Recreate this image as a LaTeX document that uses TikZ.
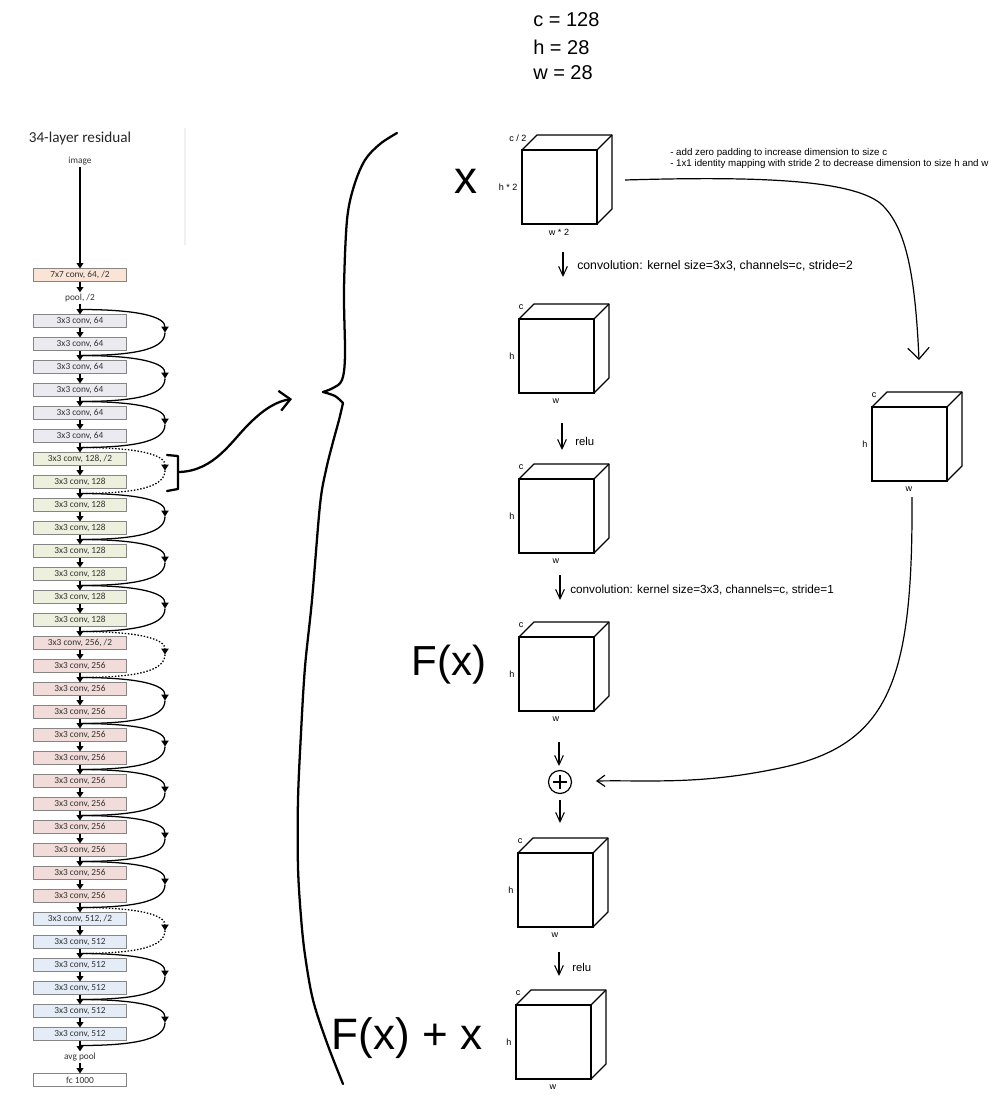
\documentclass[tikz,border=0pt]{standalone}
\usepackage{fontspec}
\setmainfont{Liberation Sans}
\newfontfamily\calfont{Carlito}
\usetikzlibrary{arrows.meta}
\definecolor{cOrange}{HTML}{FBE4D5}
\definecolor{cLav}{HTML}{ECEAF1}
\definecolor{cGreen}{HTML}{EDF0DC}
\definecolor{cPink}{HTML}{F2DCDA}
\definecolor{cBlue}{HTML}{E3ECF7}
\definecolor{cBorder}{HTML}{858585}
\definecolor{cText}{HTML}{333333}
\newcommand\rescube[6]{%
  \node[face, anchor=north west] (#1) at (#2,#3) {};
  \draw[cubeline] (#1.north west) -- ++(15,-15) -- ++(75,0) -- ++(0,74) -- (#1.south east);
  \draw[cubeline] (#1.north east) -- ++(15,-15);
  \node[dimlbl, anchor=east] (#1c) at ([shift={(6,-12)}]#1.north west) {#4};
  \node[dimlbl, anchor=east] (#1h) at ([shift={(-3,37)}]#1.north west) {#5};
  \node[dimlbl] (#1w) at ([shift={(37,82)}]#1.north west) {#6};
}
\begin{document}
\begin{tikzpicture}[x=0.75pt,y=-0.75pt,
  blk/.style={draw=cBorder, line width=1pt, minimum width=69.75pt, minimum height=9.75pt,
    inner sep=0pt, outer sep=0pt, font=\calfont\fontsize{7}{8}\selectfont, text=cText},
  lbltxt/.style={font=\calfont\fontsize{7}{8}\selectfont, text=cText, inner sep=1pt},
  rarr/.style={line width=0.95pt, -{Triangle[length=4pt,width=5pt]}},
  skipline/.style={line width=0.95pt},
  skiparr/.style={line width=0.95pt, -{Triangle[length=4.5pt,width=5.5pt]}},
  dots/.style={dash pattern=on 1.1pt off 1.3pt},
  face/.style={draw, fill=white, line width=1pt, minimum width=56.25pt, minimum height=55.5pt,
    inner sep=0pt, outer sep=0pt},
  cubeline/.style={line width=1pt, line join=round},
  dimlbl/.style={font=\fontsize{6.8}{8}\selectfont, inner sep=1pt},
  varr/.style={line width=0.8pt, -{Straight Barb[length=7pt,width=6.5pt]}},
  conn/.style={line width=0.9pt},
  handthick/.style={line width=1.7pt, line cap=round, line join=round},
  biglbl/.style={inner sep=0pt}
]
\useasboundingbox (0,0) rectangle (1000,1106);

% ---------------- left: ResNet-34 column ----------------
\draw[black!6, line width=0.8pt] (185,128) -- (185,245);
\node[font=\calfont\fontsize{11.4}{13}\selectfont, text=black!85] (title) at (80,138) {34-layer residual};
\node[lbltxt] (img) at (80,161) {image};
\node[blk, fill=cOrange] (b0) at (80,275) {7x7 conv, 64, /2};
\node[lbltxt] (b1) at (80,298) {pool, /2};
\foreach \i in {2,...,7} \node[blk, fill=cLav] (b\i) at (80,{275+23*\i}) {3x3 conv, 64};
\node[blk, fill=cGreen] (b8) at (80,{275+23*8}) {3x3 conv, 128, /2};
\foreach \i in {9,...,15} \node[blk, fill=cGreen] (b\i) at (80,{275+23*\i}) {3x3 conv, 128};
\node[blk, fill=cPink] (b16) at (80,{275+23*16}) {3x3 conv, 256, /2};
\foreach \i in {17,...,27} \node[blk, fill=cPink] (b\i) at (80,{275+23*\i}) {3x3 conv, 256};
\node[blk, fill=cBlue] (b28) at (80,{275+23*28}) {3x3 conv, 512, /2};
\foreach \i in {29,...,33} \node[blk, fill=cBlue] (b\i) at (80,{275+23*\i}) {3x3 conv, 512};
\node[lbltxt] (b34) at (80,1057) {avg pool};
\node[blk, fill=white] (b35) at (80,1080) {fc 1000};

\draw[rarr] (img) -- (b0);
\foreach \i in {0,...,34}{\pgfmathtruncatemacro\j{\i+1}\draw[rarr] (b\i) -- (b\j);}

\foreach \i in {2,4,6,10,12,14,18,20,22,24,26,30,32}{
  \coordinate (st\i) at (80,{275+23*\i-11.5});
  \coordinate (mt\i) at (165,{275+23*\i+11.5});
  \coordinate (en\i) at (80,{275+23*\i+34.5});
  \draw[skiparr] (st\i) .. controls +(62,0) and +(0,-15) .. (mt\i);
  \draw[skipline] (mt\i) .. controls +(0,15) and +(62,0) .. (en\i);
}
\foreach \i in {8,16,28}{
  \coordinate (st\i) at (80,{275+23*\i-11.5});
  \coordinate (mt\i) at (165,{275+23*\i+11.5});
  \coordinate (en\i) at (80,{275+23*\i+34.5});
  \draw[skiparr, dots] (st\i) .. controls +(62,0) and +(0,-15) .. (mt\i);
  \draw[skipline, dots] (mt\i) .. controls +(0,15) and +(62,0) .. (en\i);
}

% bracket and arrow to brace
\draw[handthick] (167,455) -- (178,456) -- (178,489) -- (167,491);
\coordinate (brk) at (179,472);
\coordinate (bracetip) at (292,399);
\draw[handthick, -{Straight Barb[length=8pt,width=15pt]}] (brk) .. controls (215,471) and (232,440) .. (250,423) .. controls (265,408) and (278,401) .. (bracetip);

% big brace
\draw[handthick] plot[smooth, tension=0.55] coordinates {(397,133) (380,144) (365,160) (354,186) (347,220) (344,290) (345,355) (342,380) (333,388) (323,392)};
\draw[handthick] plot[smooth, tension=0.55] coordinates {(323,392) (335,396) (343,403)};
\draw[handthick] plot[smooth, tension=0.55] coordinates {(343,403) (339,420) (333,442) (326,470) (320,505) (312,600) (305,667) (301,733) (298,800) (298,867) (301,917) (305,955) (313,1000) (327,1043) (343,1084)};

% ---------------- right: residual block ----------------
\node[font=\fontsize{15}{18}\selectfont, anchor=west, inner sep=0pt] (tc) at (533,20) {c = 128};
\node[font=\fontsize{15}{18}\selectfont, anchor=west, inner sep=0pt] (th) at (533,47) {h = 28};
\node[font=\fontsize{15}{18}\selectfont, anchor=west, inner sep=0pt] (tw) at (533,73) {w = 28};

\rescube{c1}{522}{150}{c / 2}{h * 2}{w * 2}
\rescube{c2}{519}{319}{c}{h}{w}
\rescube{c3}{519}{479}{c}{h}{w}
\rescube{c4}{519}{637}{c}{h}{w}
\rescube{c5}{518}{853}{c}{h}{w}
\rescube{c6}{516}{1005}{c}{h}{w}
\rescube{cr}{872}{407}{c}{h}{w}

\node[biglbl, font=\fontsize{34.5}{40}\selectfont] (xl) at (466,181) {x};
\node[biglbl, font=\fontsize{31.5}{38}\selectfont] (fxl) at (449,665) {F(x)};
\node[biglbl, font=\fontsize{33}{40}\selectfont] (fxxl) at (407,1038) {F(x) + x};

% vertical step arrows
\coordinate (a1s) at (563,252); \coordinate (a1e) at (563,277);
\draw[varr] (a1s) -- (a1e);
\node[anchor=west, inner sep=0pt, font=\fontsize{9.2}{11}\selectfont] (l1) at (577,266) {convolution: kernel size=3x3, channels=c, stride=2};
\coordinate (a2s) at (562,423); \coordinate (a2e) at (562,450);
\draw[varr] (a2s) -- (a2e);
\node[anchor=west, inner sep=0pt, font=\fontsize{8.5}{10}\selectfont] (l2) at (575,441) {relu};
\coordinate (a3s) at (560,575); \coordinate (a3e) at (560,600);
\draw[varr] (a3s) -- (a3e);
\node[anchor=west, inner sep=0pt, font=\fontsize{8.8}{11}\selectfont] (l3) at (570,590) {convolution: kernel size=3x3, channels=c, stride=1};

% addition
\node[draw, circle, line width=0.9pt, minimum size=17.25pt, inner sep=0pt] (plus) at (560,782) {};
\draw[line width=0.9pt] ([shift={(-7,0)}]plus.center) -- ([shift={(7,0)}]plus.center);
\draw[line width=0.9pt] ([shift={(0,-7)}]plus.center) -- ([shift={(0,7)}]plus.center);
\coordinate (a4s) at (559,742); \coordinate (a4e) at (559,766);
\draw[varr] (a4s) -- (a4e);
\coordinate (a5s) at (560,800); \coordinate (a5e) at (560,823);
\draw[varr] (a5s) -- (a5e);
\coordinate (a6s) at (559,952); \coordinate (a6e) at (559,976);
\draw[varr] (a6s) -- (a6e);
\node[anchor=west, inner sep=0pt, font=\fontsize{8.5}{10}\selectfont] (l4) at (572,967) {relu};

% shortcut
\node[anchor=west, inner sep=0pt, font=\fontsize{7.3}{9}\selectfont] (n1) at (670,153) {- add zero padding to increase dimension to size c};
\node[anchor=west, inner sep=0pt, font=\fontsize{7.3}{9}\selectfont] (n2) at (670,164) {- 1x1 identity mapping with stride 2 to decrease dimension to size h and w};
\coordinate (k1s) at (625,180);
\coordinate (k1e) at (919,360);
\draw[conn, -{Straight Barb[length=8.5pt,width=16pt]}] (k1s) .. controls (760,176) and (850,180) .. (880,203) .. controls (905,225) and (915,270) .. (k1e);
\coordinate (k2s) at (912,497);
\coordinate (pin) at (596,781);
\draw[conn, -{Straight Barb[length=6pt,width=8.5pt]}] (k2s) .. controls (913,680) and (890,745) .. (780,768) .. controls (700,785) and (650,780) .. (pin);
\end{tikzpicture}
\end{document}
================
- WHAT IS NEEDED -
Go from the first line of the data above to the line containing "(0,0) rectangle (1000,1106);" and retype exactly those lines, both included, but none of the pictures.

- EXPECTED OUTPUT -
Recreate this image as a LaTeX document that uses TikZ.
\documentclass[tikz,border=0pt]{standalone}
\usepackage{fontspec}
\setmainfont{Liberation Sans}
\newfontfamily\calfont{Carlito}
\usetikzlibrary{arrows.meta}
\definecolor{cOrange}{HTML}{FBE4D5}
\definecolor{cLav}{HTML}{ECEAF1}
\definecolor{cGreen}{HTML}{EDF0DC}
\definecolor{cPink}{HTML}{F2DCDA}
\definecolor{cBlue}{HTML}{E3ECF7}
\definecolor{cBorder}{HTML}{858585}
\definecolor{cText}{HTML}{333333}
\newcommand\rescube[6]{%
  \node[face, anchor=north west] (#1) at (#2,#3) {};
  \draw[cubeline] (#1.north west) -- ++(15,-15) -- ++(75,0) -- ++(0,74) -- (#1.south east);
  \draw[cubeline] (#1.north east) -- ++(15,-15);
  \node[dimlbl, anchor=east] (#1c) at ([shift={(6,-12)}]#1.north west) {#4};
  \node[dimlbl, anchor=east] (#1h) at ([shift={(-3,37)}]#1.north west) {#5};
  \node[dimlbl] (#1w) at ([shift={(37,82)}]#1.north west) {#6};
}
\begin{document}
\begin{tikzpicture}[x=0.75pt,y=-0.75pt,
  blk/.style={draw=cBorder, line width=1pt, minimum width=69.75pt, minimum height=9.75pt,
    inner sep=0pt, outer sep=0pt, font=\calfont\fontsize{7}{8}\selectfont, text=cText},
  lbltxt/.style={font=\calfont\fontsize{7}{8}\selectfont, text=cText, inner sep=1pt},
  rarr/.style={line width=0.95pt, -{Triangle[length=4pt,width=5pt]}},
  skipline/.style={line width=0.95pt},
  skiparr/.style={line width=0.95pt, -{Triangle[length=4.5pt,width=5.5pt]}},
  dots/.style={dash pattern=on 1.1pt off 1.3pt},
  face/.style={draw, fill=white, line width=1pt, minimum width=56.25pt, minimum height=55.5pt,
    inner sep=0pt, outer sep=0pt},
  cubeline/.style={line width=1pt, line join=round},
  dimlbl/.style={font=\fontsize{6.8}{8}\selectfont, inner sep=1pt},
  varr/.style={line width=0.8pt, -{Straight Barb[length=7pt,width=6.5pt]}},
  conn/.style={line width=0.9pt},
  handthick/.style={line width=1.7pt, line cap=round, line join=round},
  biglbl/.style={inner sep=0pt}
]
\useasboundingbox (0,0) rectangle (1000,1106);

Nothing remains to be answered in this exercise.